How Plants Think

How Plants Think April 4, 2014

The always-fascinating Oliver Sacks takes a break from his human patients to review several recent and old books on earthworms, jelly-fish, and plants in the NYRB. One is Daniel Chamovitz’s recent What A Plant Knows.

Sacks writes, “We all distinguish between plants and animals. We understand that plants, in general, are immobile, rooted in the ground; they spread their green leaves to the heavens and feed on sunlight and soil. We understand that animals, in contrast, are mobile, moving from place to place, foraging or hunting for food; they have easily recognized behaviors of various sorts. Plants and animals have evolved along two profoundly different paths (fungi have yet another), and they are wholly different in their forms and modes of life.”
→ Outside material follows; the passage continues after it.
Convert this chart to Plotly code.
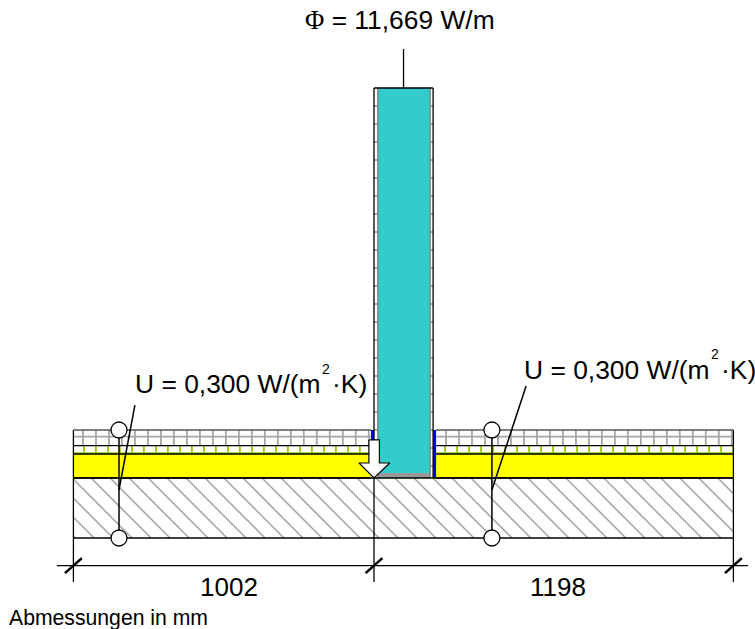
import numpy as np
import plotly.graph_objects as go

# --- drawing data, millimetres; x=0 at inner wall face, y=0 at top of floor ---
dimension_labels = ["1002", "1198"]
span_left = 1002
span_right = 1198
layer_names = ["Belag", "Estrich", "Daemmung", "Beton"]
layer_thickness = [52, 28, 80, 200]
wall_thickness = 197
wall_height = 1140
wall_strip = 13
heat_flow_text = "Φ = 11,669 W/m"
u_text_parts = ["U = 0,300 W/(m", "2", "·K)"]
note_text = "Abmessungen in mm"

SCALE = 0.3  # px per mm
W, H = 755, 629
X0, Y0 = 374, 430

floor_l = [-span_left, -10]
floor_r = [wall_thickness + 10, span_right]
d = np.cumsum([0] + layer_thickness)
depth_bottom = -d[-1]

fig = go.Figure()


def poly(xs, ys, fill, line=None, width=0):
    fig.add_trace(go.Scatter(
        x=xs, y=ys, mode="lines", fill="toself", fillcolor=fill,
        line=dict(color=line or fill, width=width), hoverinfo="skip", showlegend=False))


def rect(x0, x1, y0, y1, fill):
    poly([x0, x1, x1, x0, x0], [y0, y0, y1, y1, y0], fill)


def lines(segs, color, width):
    xs, ys = [], []
    for (a, b, c, e) in segs:
        xs += [a, c, None]
        ys += [b, e, None]
    fig.add_trace(go.Scatter(x=xs, y=ys, mode="lines", line=dict(color=color, width=width),
                             hoverinfo="skip", showlegend=False))


# fills
for fl in (floor_l, floor_r):
    rect(fl[0], fl[1], -d[2], -d[3], "#ffff00")
rect(wall_strip, wall_thickness - 10, -143, wall_height, "#33cccc")
rect(wall_strip, wall_thickness - 10, -160, -143, "#999999")
rect(-10, 0, -60, 0, "#0000e6")
rect(wall_thickness, wall_thickness + 10, -160, 0, "#0000e6")

# concrete hatch
hatch = []
for u in np.arange(-1103 - 63.3 * 30, 1700, 63.3):
    y_hi = -d[3]
    y_lo = depth_bottom
    x_a, y_a = u - y_hi, y_hi
    x_b, y_b = u - y_lo, y_lo
    if x_a < -span_left:
        x_a = -span_left
        y_a = u - x_a
    if x_b > span_right:
        x_b = span_right
        y_b = u - x_b
    if x_a < x_b and y_a > y_b:
        hatch.append((x_a, y_a, x_b, y_b))
lines(hatch, "#a6a6a6", 1.6)

# tile joints
tile = []
for x in np.arange(-970, -15, 43.3):
    tile.append((x, 0, x, -d[1]))
for x in np.arange(240, span_right - 5, 43.3):
    tile.append((x, 0, x, -d[1]))
for fl in (floor_l, floor_r):
    tile.append((fl[0], -22, fl[1], -22))
lines(tile, "#a6a6a6", 1.8)

# screed marks
green = []
for x in np.arange(-967, -5, 40):
    green.append((x, -d[1], x, -d[2]))
for x in np.arange(237, span_right, 40):
    green.append((x, -d[1], x, -d[2]))
for fl in (floor_l, floor_r):
    green.append((fl[0], -d[2] + 3, fl[1], -d[2] + 3))
lines(green, "#99cc00", 1.8)

# wall strip marks
strip = [(wall_strip, wall_height, wall_strip, -160),
         (wall_thickness - 10, wall_height, wall_thickness - 10, -160)]
for y in np.arange(1080, -140, -60):
    strip.append((0, y, wall_strip, y))
    strip.append((wall_thickness - 10, y, wall_thickness, y))
lines(strip, "#808080", 1.4)

# black outlines
black = [(0, wall_height, wall_thickness, wall_height),
         (wall_thickness, wall_height, wall_thickness, -160),
         (0, wall_height, 0, -507),
         (wall_thickness / 2, wall_height, wall_thickness / 2, 1270),
         (-span_left, -507, -span_left, 0),
         (span_right, -507, span_right, 0),
         (-1057, -452, 1247, -452)]
for fl in (floor_l, floor_r):
    for k in (1, 2, 3):
        black.append((fl[0], -d[k], fl[1], -d[k]))
black.append((-span_left, -d[4], span_right, -d[4]))
black.append((-span_left, -d[3], span_right, -d[3]))
lines(black, "#000000", 1.3)
lines([(fl[0], 0, fl[1], 0) for fl in (floor_l, floor_r)], "#555555", 1.6)

# dimension ticks
ticks = [(x - 28, -452 - 25, x + 28, -452 + 25) for x in (-span_left, 0, span_right)]
lines(ticks, "#000000", 2.6)

# heat flow arrow
poly([-17, 18, 18, 53, 0, -50, -17, -17],
     [-33, -33, -110, -110, -160, -110, -110, -33], "#ffffff", "#000000", 1.2)

# U-value leaders and markers
u_points = [-850, 393]
leaders = [(-850, -200, -797, 83), (393, -200, 507, 147)]
lines(leaders + [(x, 0, x, depth_bottom) for x in u_points], "#000000", 1.5)
fig.add_trace(go.Scatter(
    x=[x for p in u_points for x in (p, p)],
    y=[0, depth_bottom] * 2, mode="markers",
    marker=dict(size=16, color="#ffffff", line=dict(color="#000000", width=1.3)),
    hoverinfo="skip", showlegend=False))


def label(x, y, text, size, anchor="left"):
    fig.add_annotation(x=x, y=y, text=text, showarrow=False, xanchor=anchor, yanchor="middle",
                       font=dict(family="Liberation Sans", size=size, color="#000000"))


for dx, dy in ((0, 0), (1297, 47)):
    label(-803 + dx, 153 + dy, u_text_parts[0], 26.4)
    label(-160 + dx, 205 + dy, u_text_parts[1], 14, "center")
    label(-148 + dx, 153 + dy, u_text_parts[2], 26.4)
label(88, 1366, "<span style='font-family:Liberation Serif'>Φ</span>" + heat_flow_text[1:], 26.4, "center")
label(-484, -523, dimension_labels[0], 26, "center")
label(613, -523, dimension_labels[1], 26, "center")
label(-1225, -625, note_text, 21.2)

fig.update_layout(
    width=W, height=H, autosize=False,
    margin=dict(l=0, r=0, t=0, b=0),
    paper_bgcolor="#ffffff", plot_bgcolor="#ffffff",
    xaxis=dict(range=[-X0 / SCALE, (W - X0) / SCALE], visible=False, fixedrange=True),
    yaxis=dict(range=[(Y0 - H) / SCALE, Y0 / SCALE], visible=False, fixedrange=True),
)
fig.write_html("out.html", config={"displayModeBar": False},
               post_script="document.body.style.margin='0';document.documentElement.style.overflow='hidden';")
Darwin argued that animals and plants are closer than we think and he was “was reinforced in this notion by the demonstration that insect-eating plants made use of electrical currents to move, just as animals did—that there was ‘plant electricity’ as well as ‘animal electricity.’ But ‘plant electricity’ moves slowly, roughly an inch a second, as one can see by watching the leaflets of the sensitive plant (Mimosa pudica) closing one by one along a leaf that is touched. ‘Animal electricity,’ conducted by nerves, moves roughly a thousand times faster. . . . Signaling between cells depends on electrochemical changes, the flow of electrically charged atoms (ions), in and out of cells via special, highly selective molecular pores or ‘channels.’ These ion flows cause electrical currents, impulses—action potentials—that are transmitted (directly or indirectly) from one cell to another, in both plants and animals.”
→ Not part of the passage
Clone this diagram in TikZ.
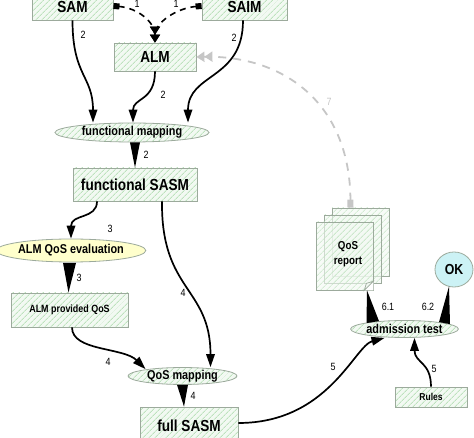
\documentclass[tikz,border=0pt]{standalone}
\usepackage{fontspec}
\setmainfont{Liberation Sans}[FakeStretch=0.85]
\usetikzlibrary{arrows.meta,patterns.meta,shapes.geometric}
\definecolor{hbg}{HTML}{F2F9F2}
\definecolor{hfg}{HTML}{BDE2BD}
\definecolor{bord}{HTML}{9CAA9C}
\definecolor{yel}{HTML}{FFFFCC}
\definecolor{cyn}{HTML}{CCF2F5}
\definecolor{grl}{HTML}{C6C6C6}
\tikzset{
  hatch/.style={preaction={fill=hbg}, pattern={Lines[angle=45,distance=4pt,line width=0.9pt]}, pattern color=hfg},
  box/.style={draw=bord, line width=0.8pt, hatch, rectangle, inner sep=0pt, font=\bfseries\fontsize{16}{18}\selectfont},
  oval/.style={draw=bord, line width=0.8pt, ellipse, inner sep=0pt, font=\bfseries\fontsize{12.8}{15}\selectfont},
  page/.style={draw=bord, line width=0.7pt, hatch, rectangle, inner sep=0pt, minimum width=57pt, minimum height=68pt, fill opacity=0.6},
  arr/.style={line width=1.7pt, -{Triangle[length=13pt,width=8.5pt]}},
  dsh/.style={line width=1.6pt, dash pattern=on 6pt off 5pt, {Square[length=6pt,width=6pt,sep=0pt]}-{Triangle[length=8pt,width=10pt]Triangle[length=8pt,width=10pt]}},
  gdsh/.style={draw=grl, line width=1.8pt, dash pattern=on 8pt off 7pt, {Square[length=8pt,width=6pt]}-{Triangle[length=8pt,width=10pt]Triangle[length=8pt,width=10pt]}},
  lbl/.style={font=\fontsize{10.5}{12}\selectfont, inner sep=0pt},
}
\begin{document}
\begin{tikzpicture}[x=1pt,y=-1pt]
\useasboundingbox (0,0) rectangle (474,438);
\clip (0,0) rectangle (474,438);
% nodes
\node[box, minimum width=81pt, minimum height=26pt, text depth=0pt] (sam) at (72.5,7) {SAM};
\node[box, minimum width=85pt, minimum height=26pt, text depth=0pt] (saim) at (244.5,7) {SAIM};
\node[box, minimum width=82pt, minimum height=28pt] (alm) at (155,57) {ALM};
\node[oval, hatch, minimum width=154pt, minimum height=19pt] (fm) at (132,132.5) {functional mapping};
\node[box, minimum width=124pt, minimum height=33pt] (sasm) at (135,184.5) {functional SASM};
\node[oval, fill=yel, minimum width=142pt, minimum height=23pt] (qe) at (71,250.5) {ALM QoS evaluation};
\node[box, minimum width=117pt, minimum height=34pt, font=\bfseries\fontsize{10.5}{12}\selectfont] (apq) at (69.5,310) {ALM provided QoS};
\node[oval, hatch, minimum width=109pt, minimum height=16pt] (qm) at (182.5,376) {QoS mapping};
\node[box, minimum width=98pt, minimum height=38pt] (fs) at (189,426) {full SASM};
\node[oval, hatch, minimum width=103pt, minimum height=17pt] (at) at (404.5,329) {admission test};
\node[box, minimum width=72pt, minimum height=20pt, font=\bfseries\fontsize{10}{12}\selectfont] (rules) at (431,397) {Rules};
\node[oval, fill=cyn, minimum width=38pt, minimum height=35pt, font=\bfseries\fontsize{14.5}{16}\selectfont] (ok) at (454,269.5) {OK};
% QoS report pages
\node[page] (rep3) at (360.5,242) {};
\node[page] (rep2) at (352.5,249) {};
\node[page] (rep1) at (344.5,256) {};
\fill[white] ([xshift=-9pt]rep1.south east) -- (rep1.south east) -- ([yshift=9pt]rep1.south east) -- cycle;
\draw[bord, line width=0.7pt, fill=hbg] ([xshift=-9pt]rep1.south east) -- ([yshift=9pt]rep1.south east) -- ([xshift=-7pt,yshift=7pt]rep1.south east) -- cycle;
\node[font=\bfseries\fontsize{11.5}{15}\selectfont, align=center, inner sep=0pt] (qrt) at (348,254.5) {QoS\\report};
% edges 1
\draw[dsh] ([yshift=1pt]sam.east) .. controls +(25,2) and +(0,-20) .. (alm.north);
\draw[dsh] ([yshift=1pt]saim.west) .. controls +(-25,2) and +(0,-20) .. (alm.north);
\node[lbl] (l1a) at (137,4) {1};
\node[lbl] (l1b) at (176,4) {1};
% edges 2
\draw[arr] (sam.south) .. controls +(0,56) and +(0,-47) .. ([xshift=-39pt]fm.north);
\draw[arr] (alm.south) .. controls +(0,30) and +(0,-25) .. ([xshift=1pt]fm.north);
\draw[arr] ([xshift=-1.5pt]saim.south) .. controls +(0,60) and +(0,-50) .. ([xshift=56pt]fm.north);
\node[lbl] (l2a) at (83,35) {2};
\node[lbl] (l2b) at (163,95) {2};
\node[lbl] (l2c) at (234,38) {2};
\fill ([xshift=-2pt]fm.south) -- ([xshift=8pt]fm.south) -- (sasm.north) -- cycle;
\node[lbl] (l2d) at (146,155) {2};
% edges 3
\draw[arr] ([xshift=-38pt]sasm.south) .. controls +(0,18) and +(0,-25) .. (qe.north);
\node[lbl] (l3a) at (110,229) {3};
\fill ([xshift=-8pt,yshift=-0.5pt]qe.south) -- ([xshift=5pt,yshift=-0.5pt]qe.south) -- ([xshift=-1pt]apq.north) -- cycle;
\node[lbl] (l3b) at (79,278) {3};
% edges 4
\draw[arr] ([xshift=27pt]sasm.south) .. controls +(-1,90) and +(0,-80) .. ([xshift=28pt]qm.north);
\node[lbl] (l4a) at (183,293) {4};
\draw[arr] ([xshift=2.5pt]apq.south) .. controls +(0,24) and +(-22,-22) .. ([xshift=-37pt,yshift=-2pt]qm.north);
\node[lbl] (l4b) at (108,362) {4};
\fill ([xshift=-5.5pt]qm.south) -- ([xshift=5.5pt]qm.south) -- ([xshift=-5pt]fs.north) -- cycle;
\node[lbl] (l4c) at (193,396) {4};
% edges 5
\draw[arr] ([yshift=3pt]fs.east) .. controls +(90,0) and +(-30,8) .. ([xshift=-20pt]at.south);
\node[lbl] (l5a) at (333,367) {5};
\draw[arr] (rules.north) .. controls +(0,-25) and +(0,25) .. ([xshift=10pt]at.south);
\node[lbl] (l5b) at (434,369) {5};
% edges 6
\fill ([xshift=-38pt,yshift=-3pt]at.north) -- ([xshift=-25.5pt,yshift=-1pt]at.north) -- ([xshift=22.5pt]rep1.south) -- cycle;
\node[lbl] (l61) at (388,307) {6.1};
\fill ([xshift=34.5pt,yshift=-2pt]at.north) -- ([xshift=45.5pt,yshift=-4pt]at.north) -- ([xshift=-5pt,yshift=1pt]ok.south) -- cycle;
\node[lbl] (l62) at (428,307) {6.2};
% edge 7
\draw[gdsh] ([xshift=-10pt]rep3.north) .. controls (350,100) and (280,55) .. (alm.east);
\node[lbl, text=grl] (l7) at (329,102) {7};
\end{tikzpicture}
\end{document}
Along similar lines, Chamovitz argues that plants are capable of registering what we would call sights, sounds, tactile signals, and much more. Plants know what to do, and they ‘remember.’ But without neurons, plants do not learn in the same way that animals do; instead they rely on a vast arsenal of different chemicals and what Darwin termed ‘devices.’ The blueprints for these must all be encoded in the plant’s genome, and indeed plant genomes are often larger than our own.”